In Proverbs 22:6, the author commends parents and educators to “train up a child in the way he should go: and when he is old, he will not depart from it.” Yet thanks to harsh school punishment policies, including suspension for preschoolers, many children are being trained to see their own typical emotional or academic frustrations as cause for strict discipline — or even incarceration.
Yasmine-Imani McMorrin remembers the first time she felt like her own childhood mischief was cast by adults as budding criminality. She was in elementary school, and she and her friends wrote in pencil on the bathroom stall. When the teacher asked, McMorrin confessed — not even ratting out her friends, she said. The conversation turned to what kind of path she was on, her underlying values and morals, and the slippery slope of vandalism.
The minor graffiti might have been addressed through amends-making and a good eraser. Instead, McMorrin said, she was suspended. That’s not unusual for children of color, she explained. Data supports that adults interpret the same behaviors from Black children as more dangerous than those behaviors from white kids — a projection that starts as early as preschool.
As the present-day education equity director for California’s office of the Children’s Defense Fund, McMorrin has led a project that encourages young people in Los Angeles County to share stories of their first encounters with school-based punitive action and the events that led them to some form of incarceration. The project, “How to Dismantle the School to Jail Track,” includes self-reported stories from youth and policy recommendations based on their experiences.
The Children’s Defense Fund is a nonprofit child advocacy organization that aims to protect children from poverty, abuse, and neglect, while ensuring “their access to health care, quality education and a moral and spiritual foundation.” The story mapping website puts names and specifics on the data about the school-to-prison track. By featuring the actual voices and handwriting of young people, it allows visitors to see the cultural phenomenon as the deeply personal and disruptive reality that it is.
A student named Mora recounted an educational history of dislocation and upheaval that eventually made it difficult to stay on track academically. “So like that’s when I just started to take out my frustration on the teachers. And um, I started like, when I don’t understand anything, I used to didn’t ask for help, so I would just shut down and I didn’t want it. And that’s when things really got hard.”
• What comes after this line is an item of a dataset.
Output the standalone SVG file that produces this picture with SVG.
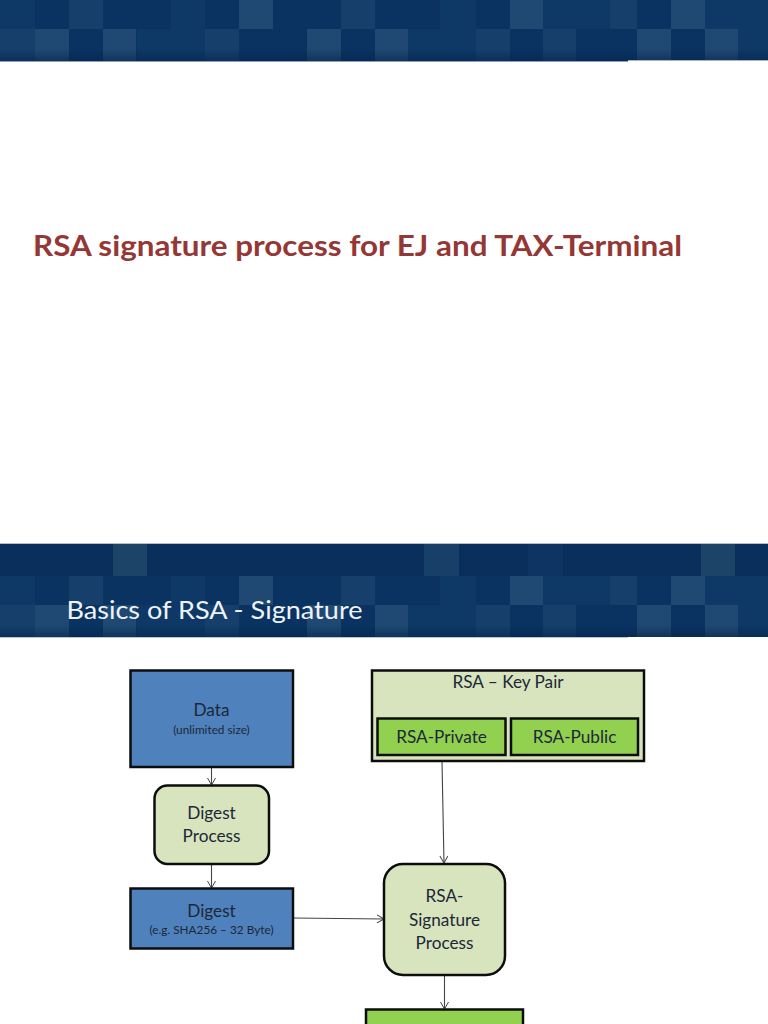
<svg xmlns="http://www.w3.org/2000/svg" xmlns:xlink="http://www.w3.org/1999/xlink" width="768" height="1024" viewBox="0 0 768 1024">
<style>
text{font-family:Lato,"Open Sans","Liberation Sans",sans-serif;text-anchor:middle;fill:#1c2838}
.n{font-size:17.200px}
.s{font-size:11.800px}
.b{stroke:#0d0d0d;stroke-width:2.500}
.blue{fill:#4f81bd}
.pale{fill:#d7e4bd}
.green{fill:#92d050}
.c{fill:none;stroke:#444;stroke-width:1.100;marker-end:url(#a)}
.d{fill:#0a3362}.m{fill:#0e3866}.l{fill:#163f6c}.h{fill:#1f4972}
</style>
<defs>
<marker id="a" markerWidth="9" markerHeight="9" refX="8" refY="4.500" orient="auto" markerUnits="userSpaceOnUse"><path d="M1 .5L8 4.500L1 8.500" fill="none" stroke="#444" stroke-width="1"/></marker>
<linearGradient id="sh" x1="0" y1="0" x2="0" y2="1"><stop offset="0" stop-color="#04234a" stop-opacity="0"/><stop offset="1" stop-color="#04234a" stop-opacity=".55"/></linearGradient>
<g id="tiles">
<rect class="d" x="0" y="0" width="768" height="61"/>
<rect class="m" x="0" y="0" width="35" height="29"/>
<rect class="l" x="69" y="0" width="34" height="29"/>
<rect class="m" x="171" y="0" width="34" height="29"/>
<rect class="h" x="239" y="0" width="34" height="29"/>
<rect class="l" x="341" y="0" width="34" height="29"/>
<rect class="m" x="440" y="0" width="36" height="29"/>
<rect class="h" x="510" y="0" width="33" height="29"/>
<rect class="m" x="543" y="0" width="67" height="29"/>
<rect class="l" x="610" y="0" width="27" height="29"/>
<rect class="h" x="671" y="0" width="34" height="29"/>
<rect class="m" x="705" y="0" width="63" height="29"/>
<rect class="l" x="0" y="29" width="35" height="32"/>
<rect class="h" x="35" y="29" width="34" height="32"/>
<rect class="h" x="103" y="29" width="33" height="32"/>
<rect class="m" x="137" y="29" width="68" height="32"/>
<rect class="l" x="205" y="29" width="34" height="32"/>
<rect class="h" x="307" y="29" width="34" height="32"/>
<rect class="h" x="375" y="29" width="33" height="32"/>
<rect class="m" x="408" y="29" width="68" height="32"/>
<rect class="l" x="476" y="29" width="34" height="32"/>
<rect class="l" x="543" y="29" width="33" height="32"/>
<rect class="h" x="637" y="29" width="34" height="32"/>
<rect class="h" x="705" y="29" width="33" height="32"/>
<rect class="m" x="738" y="29" width="30" height="32"/>
<rect fill="url(#sh)" x="0" y="49" width="768" height="12"/>
</g>
</defs>
<rect width="768" height="1024" fill="#fff"/>
<use xlink:href="#tiles" href="#tiles"/>
<rect x="0" y="61" width="628" height="1" fill="#8ea0b4"/>
<rect x="628" y="60" width="140" height="1" fill="#a8b2bd"/>
<text x="357.500" y="256" text-anchor="middle" style="font-size:28.500px;font-weight:700;fill:#953735" textLength="649" lengthAdjust="spacingAndGlyphs">RSA signature process for EJ and TAX-Terminal</text>
<rect x="0" y="543" width="768" height="1.500" fill="#b5bcc4"/>
<rect x="0" y="544" width="768" height="32" fill="#0a2f5c"/>
<rect x="113" y="544" width="34" height="32" fill="#1c4468"/>
<rect x="424" y="544" width="35" height="32" fill="#173f68"/>
<rect x="528" y="544" width="35" height="32" fill="#0d3462"/>
<rect x="701" y="544" width="34" height="32" fill="#1c4468"/>
<use xlink:href="#tiles" href="#tiles" y="576"/>
<rect x="0" y="637" width="628" height="1" fill="#b9c6d2"/>
<text x="214.500" y="619" style="font-size:25px;fill:#eef3f8" textLength="296" lengthAdjust="spacingAndGlyphs">Basics of RSA - Signature</text>
<g id="connectors">
<path class="c" d="M211.500 767V785"/>
<path class="c" d="M211.500 864V888"/>
<path class="c" d="M293 918L384 919"/>
<path class="c" d="M442 761L444 863"/>
<path class="c" d="M444.500 975V1009"/>
</g>
<g id="data">
<rect class="b blue" x="130.500" y="670.500" width="162.500" height="96.500"/>
<text class="n" x="211.500" y="716">Data</text>
<text class="s" x="211.500" y="734">(unlimited size)</text>
</g>
<g id="digest-process">
<rect class="b pale" x="154.500" y="785.500" width="114.500" height="78.500" rx="13"/>
<text class="n" x="211.500" y="819">Digest</text>
<text class="n" x="211.500" y="842">Process</text>
</g>
<g id="digest">
<rect class="b blue" x="130.500" y="888.500" width="162.500" height="60"/>
<text class="n" x="211.500" y="916.500">Digest</text>
<text class="s" x="211.500" y="934">(e.g. SHA256 – 32 Byte)</text>
</g>
<g id="key-pair">
<rect class="b pale" x="372" y="670.500" width="272" height="90.500"/>
<text class="n" x="508" y="688">RSA – Key Pair</text>
</g>
<g id="rsa-private">
<rect class="b green" x="377.500" y="718.500" width="128" height="36.500"/>
<text class="n" x="441.500" y="742.500">RSA-Private</text>
</g>
<g id="rsa-public">
<rect class="b green" x="511" y="718.500" width="127" height="36.500"/>
<text class="n" x="574.500" y="742.500">RSA-Public</text>
</g>
<g id="rsa-signature">
<rect class="b pale" x="384" y="864" width="121" height="111" rx="19"/>
<text class="n" x="444.500" y="902">RSA-</text>
<text class="n" x="444.500" y="925.500">Signature</text>
<text class="n" x="444.500" y="948.500">Process</text>
</g>
<g id="signature-output">
<rect class="b green" x="366" y="1009.500" width="157" height="30"/>
</g>
</svg>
All of the youth’s stories reflect how emotional or academic frustration can lead to alienation, which eventually ends in disciplinary action, and in some cases incarceration. Individual teachers or mentors might give a boost toward better outcomes along the way, but the system itself — its policies and practices — always seems ready with the counterpunch. Many of the kids had been on that roller coaster for most of their lives.
The school-to-jail track, sometimes called the school-to-prison pipeline, is a well-documented phenomenon by which children — overwhelmingly children of color and disproportionately boys — are pushed out of the classroom through exclusionary discipline and begin to either fall behind academically or become alienated from the support needed to get them through school. It often begins with experiences like McMorrin’s, and sometimes even earlier.
Research from the Office of Civil Rights showed that in 2014, Black children made up 18 percent of preschoolers, but represented nearly half of all out-of-school suspensions. Preschool boys are suspended more often than girls. However, Black, Native Hawaiian, and Pacific Islander girls are given out-of-school suspensions at a higher rate than girls in other racial or ethnic groups.
The suspension or expulsion of preschoolers sets a terrible precedent, McMorrin said. “If you can suspend a preschooler, it opens the door for so much else.”
A growing number of states have established either policy or state agency guidance to reduce preschool suspension, and categories like “defiance” and “disruption” as grounds for suspension or expulsion in school disciplinary codes have also come under closer scrutiny. In California, a new law set to take effect in July prohibits “willful defiance” as a category for suspension. McMorrin said the law could alleviate some of the disciplinary action that is, really, left up to the discretion of administrators.
The story mapping project also calls for an end to law enforcement overlap with schools, such as police and probation officers in schools and pushout to carceral schools.
Such laws and policies could be the beginning of a new imagination, McMorrin said. McMorrin said the fuel for the school-to-jail track is when administrators use their disciplinary discretion to send kids out of class, call in law enforcement, or otherwise treat students as threats, rather than learners. It closes down the opportunities for care, for growth, and for restoration with those children. “It feels like life’s not precious here, and that feels like a policy choice.”
Where exclusionary discipline bans are in place, all hell has not broken loose. A study of Maryland’s ban on preschool suspension showed that violent incidents did not increase as a result. But schools still face pressure from parents and teachers to deal with violent and disruptive behavior in immediate and conclusive ways. Behavior described as violent or threatening can be a matter of perception, something educators have begun discussing in the last decade as information on implicit bias and the “adultification” of Black children becomes more prevalent. Often if a student throws down their chair, or tips over a desk in anger, the report will frame this as an act of aggression, rather than frustration.
Even if the exclusionary discipline wouldn’t solve the problem of classroom disruption, wherever there’s disorder, McMorrin said, “People defer to the status quo.” The assumption is that harsher discipline is the key, because that’s the system we’ve had for so long.
But people built the system, she said, “And we can build a new one.”